As an Asian American myself, I am not surprised to hear that Asian women have been so underrated among the Globes' honorees over the years. But I am also, happily, not surprised to see the HFPA finally nominate women of color in these categories, as audiences have grown more vocal about their desire to see more representation celebrated on the public stage. What is surprising for me, and no doubt for countless other Asian American women, is the fact that, come Jan. 6, I could be watching a show that gives awards to not one, but two Asian women in major categories, and puts them squarely in the spotlight in a way that hasn't been done in decades.
Wu's statement went on to note how important it was, not just that she was recognized, but that Crazy Rich Asians as a whole was nominated for Best Motion Picture — Comedy or Musical. (Killing Eve was also nominated for Best Television Series — Drama.) She said:
"I was always just an actress because I loved acting. In Hollywood, Asian actors (including myself) have always supported another culture's story, but for the first time in 25 years this film was about our culture. That's so important for kids who grew up as minorities — it tells them that their country values their story, even if they're a little different. Because our culture isn't just how we look, it's how we live and breathe and laugh and love. I'm glad to be a part of this movement and so grateful for the HFPA's recognition of it."

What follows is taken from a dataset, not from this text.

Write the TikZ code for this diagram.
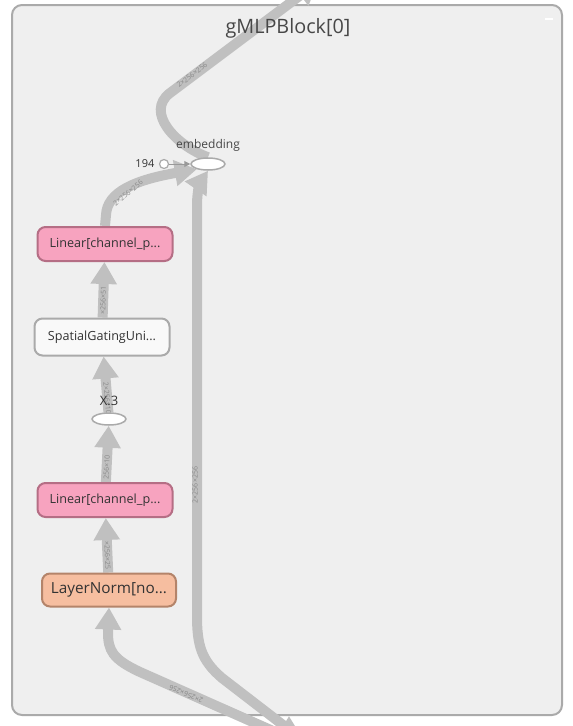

In her statement, Wu emphasized the importance of celebrating stories of minorities because of the message it sends to audiences everywhere who don't feel represented. And by celebrating these two stories of Asian American womanhood, the Globes are sending the message that there is no one Asian American experience, that we contain multitudes, even if that's not always represented onscreen.
The fact that the Globes isn't choosing just one Asian-starring project to celebrate opens the door for a more diverse experience of what it is to be Asian American to be accepted in the mainstream (or at least in Hollywood. It opens the door for women across the country who might have felt invisible or undervalued due to their Asian identity to now feel honored to be Asian.